Gabriel Orozco

The Fountain and Empty Shoe Box: From Marcel Duchamp to GABRIEL OROZCO

In 1917, Marcel Duchamp submitted a porcelain fixture, entitled Fountain, to an exhibition of the Society of Independent Artists. Since then, Fountain is seen as a milestone in art history. For the first time in art, Duchamp assigned more authority to the artist’s idea than to the work itself. He called these art pieces that originally came from manufactured objects “readymade.”

Gabriel Orozco is considered one of the most talented contemporary artists from Mexico. Like Duchamp, his work places the viewer under its spell of resignification. More than twenty years ago, Orozco included an empty box, Empty Shoe Box, 1993 as part of the Venice Biennale, and other exhibitions: full or empty of meaning – depending on the viewer’s perspective.

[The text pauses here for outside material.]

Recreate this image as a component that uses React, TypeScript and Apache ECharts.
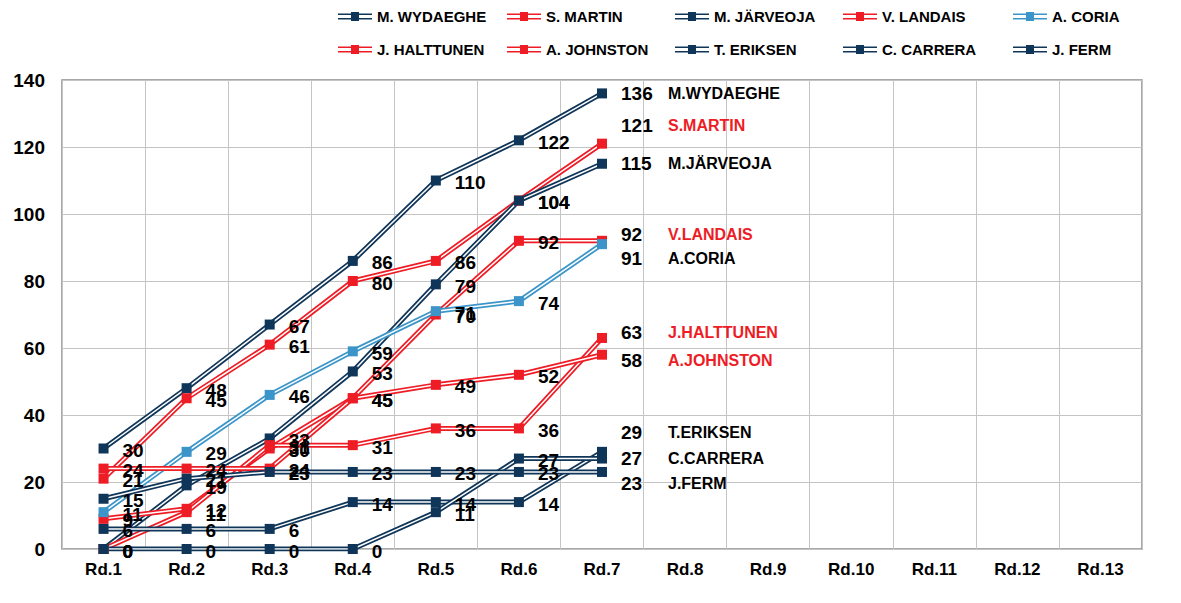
import { useEffect, useRef } from 'react';
import * as echarts from 'echarts';

// round labels on the x axis
const rounds = ['Rd.1', 'Rd.2', 'Rd.3', 'Rd.4', 'Rd.5', 'Rd.6', 'Rd.7', 'Rd.8', 'Rd.9', 'Rd.10', 'Rd.11', 'Rd.12', 'Rd.13'];

// cumulative points per round
const wydaeghe = [30, 48, 67, 86, 110, 122, 136];
const martin = [21, 45, 61, 80, 86, 104, 121];
const jarveoja = [0, 19, 33, 53, 79, 104, 115];
const landais = [9, 12, 30, 45, 70, 92, 92];
const coria = [11, 29, 46, 59, 71, 74, 91];
const halttunen = [0, 11, 31, 31, 36, 36, 63];
const johnston = [24, 24, 24, 45, 49, 52, 58];
const eriksen = [6, 6, 6, 14, 14, 14, 29];
const carrera = [0, 0, 0, 0, 11, 27, 27];
const ferm = [15, 21, 23, 23, 23, 23, 23];

const legendNames = ['M. WYDAEGHE', 'S. MARTIN', 'M. JÄRVEOJA', 'V. LANDAIS', 'A. CORIA', 'J. HALTTUNEN', 'A. JOHNSTON', 'T. ERIKSEN', 'C. CARRERA', 'J. FERM'];
const endNames = ['M.WYDAEGHE', 'S.MARTIN', 'M.JÄRVEOJA', 'V.LANDAIS', 'A.CORIA', 'J.HALTTUNEN', 'A.JOHNSTON', 'T.ERIKSEN', 'C.CARRERA', 'J.FERM'];
const scores = [wydaeghe, martin, jarveoja, landais, coria, halttunen, johnston, eriksen, carrera, ferm];

// styles
const NAVY = '#0f3558';
const RED = '#ee1c25';
const SKY = '#3b95c9';
const lineColors = [NAVY, RED, NAVY, RED, SKY, RED, RED, NAVY, NAVY, NAVY];
const nameColors = ['#000', RED, '#000', RED, '#000', RED, RED, '#000', '#000', '#000'];
const endLabelShift = [0, -18, 0, -6, 14, -5, 6, -19, 0, 12];
const legendLeft = [338, 507, 675, 843, 1013];
const legendTop = [9, 42];
const FONT = "'Liberation Sans', Arial, sans-serif";

const legendIcon = 'path://M0,1.5H13V3H0Z M0,6H13V7.5H0Z M13,0H21V9H13Z M21,1.5H34V3H21Z M21,6H34V7.5H21Z';

export default function App() {
    const chartRef = useRef<HTMLDivElement>(null);

    useEffect(() => {
        if (!chartRef.current) return;
        document.body.style.margin = '0';
        const chart = echarts.init(chartRef.current, null, { renderer: 'svg' });

        const series: any[] = [];
        scores.forEach((vals, i) => {
            const color = lineColors[i];
            // double line: wide coloured stroke with a thin white stroke on top
            series.push({
                name: legendNames[i] + '-outer',
                type: 'line',
                data: vals,
                showSymbol: false,
                silent: true,
                lineStyle: { color, width: 5 },
                itemStyle: { color },
            });
            series.push({
                name: legendNames[i] + '-inner',
                type: 'line',
                data: vals,
                showSymbol: false,
                silent: true,
                lineStyle: { color: '#ffffff', width: 1.5 },
                itemStyle: { color: '#ffffff' },
            });
            const last = vals.length - 1;
            series.push({
                name: legendNames[i],
                type: 'line',
                symbol: 'rect',
                symbolSize: 10,
                showAllSymbol: true,
                lineStyle: { opacity: 0 },
                itemStyle: { color, opacity: 1 },
                label: {
                    show: true,
                    position: 'right',
                    distance: 14,
                    offset: [0, 2],
                    fontSize: 19,
                    fontWeight: 'bold',
                    fontFamily: FONT,
                    color: '#000',
                },
                data: vals.map((v, j) =>
                    j === last
                        ? {
                              value: v,
                              label: {
                                  offset: [0, endLabelShift[i]],
                                  formatter: `{v|${v}}{n|${endNames[i]}}`,
                                  rich: {
                                      v: { width: 47, fontSize: 19, fontWeight: 'bold', fontFamily: FONT, color: '#000' },
                                      n: { fontSize: 16, fontWeight: 'bold', fontFamily: FONT, color: nameColors[i] },
                                  },
                              },
                          }
                        : v
                ),
            });
        });

        const option: any = {
            animation: false,
            legend: legendNames.map((name, i) => ({
                data: [{ name, icon: legendIcon }],
                left: legendLeft[i % 5],
                top: legendTop[Math.floor(i / 5)],
                padding: 0,
                itemWidth: 34,
                itemHeight: 9,
                selectedMode: false,
                textStyle: { fontSize: 15, fontWeight: 'bold', fontFamily: FONT, color: '#000' },
            })),
            grid: {
                left: 62,
                right: 39,
                top: 80,
                bottom: 54,
                show: true,
                borderColor: '#8c8c8c',
                borderWidth: 1.5,
            },
            xAxis: {
                type: 'category',
                data: rounds,
                boundaryGap: true,
                axisLine: { show: false },
                axisTick: { show: false },
                axisLabel: { interval: 0, margin: 12, fontSize: 17, fontWeight: 'bold', fontFamily: FONT, color: '#000' },
                splitLine: { show: true, interval: 0, lineStyle: { color: '#c4c4c4', width: 1 } },
            },
            yAxis: {
                type: 'value',
                min: 0,
                max: 140,
                interval: 20,
                axisLine: { show: false },
                axisTick: { show: false },
                axisLabel: { margin: 17, fontSize: 19, fontWeight: 'bold', fontFamily: FONT, color: '#000' },
                splitLine: { lineStyle: { color: '#c4c4c4', width: 1 } },
            },
            series,
        };

        chart.setOption(option);
        return () => chart.dispose();
    }, []);

    return <div ref={chartRef} style={{ width: 1181, height: 603 }} />;
}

Masterpieces from Orozco do not follow a recognizable trend in medium. He has used a human skull (Black Kites, 1997), a Citroen DS (La DS, 1993), a chessboard with horses (Horses Running Forever, 1995) and even a whale skeleton (Mobile Matrix, 2006). For the most part, Orozco’s focus is not on the artwork itself but on the change of perception it provokes. Without a doubt, after Orozco no other shoebox, Citroen DS, or even skeleton can ever be viewed the same way again.